Spencer does not deny any aspect of modern science. He disagrees with activists on policy. He is an evangelical Christian which to many here is apparently enough to make him a fit subject to be pilloried. It’s really a futile exercise. No minds will be changed and nothing will or has changed due to public attempts to smear scientists in obscure comment sections on a blog that attracts quite few comments in general. Some anonymous (and in my view cowardly) non-scientists simply have too much time on their hands. I’m still surprised Real Climate allows it.
William Jackson says
It seems to me people are whistling in the dark with their denialism…while the world goes to hell…figuratively or maybe not so figuratively speaking. As I will soon be seventy I am unlikely to see things really get much worse. I do wish I had some reason to hope!
nigelj says
David Young @142, whats really sickening about your behaviour is the way you complain about peoples ad hominens and political “smears”, while you so frequently indulge in the same things yourself, eg by referring to some “cartoon character” and “virtue signaling activist groups deep ideological delusions.. ”

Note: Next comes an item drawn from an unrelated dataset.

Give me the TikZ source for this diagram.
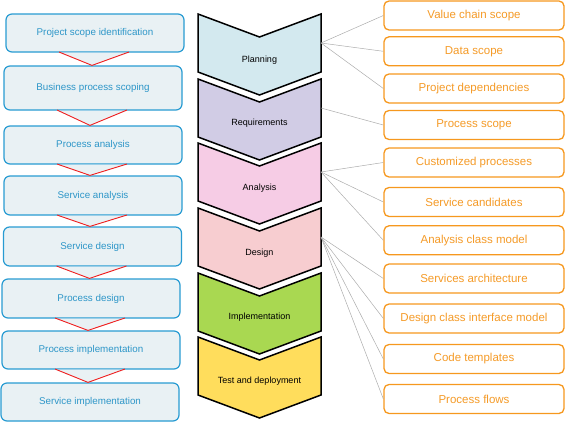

The predictions listed at Atomsk’s Sanakans comments include plenty that make numerical predictions contrary to your rants.
The sum total of your long winded rant is different climate models give different temperature predictions. People know that anyway, and my understanding is its because the impacts of feedbacks are not fully understood.
Instead of stating the obvious and complaining about it, thus spreading doubt about the whole climate science issue, why not apply your scientific abilities to actually solving the problem? Because otherwise you are arm waving and doing more harm than good.
nigelj says
David Palmer my comment was in reference to yours at both 142 & 144.
JCH says
From this certainty stems the conviction that additional warming is best avoided by reducing or reversing emissions of long-lived greenhouse gases. – Palmer and Stevens 2019.
The above is, I believe, called doing mitigation. “Or reversing” is doing substantial mitigation. Palmer and Stevens appear to be embracing those actions now.
JCH says
What else can the first bold mean other than they embrace the consensus regardless of what they are saying about climate models in this paper?
Isn’t the second bold a direct shot at the obvious person?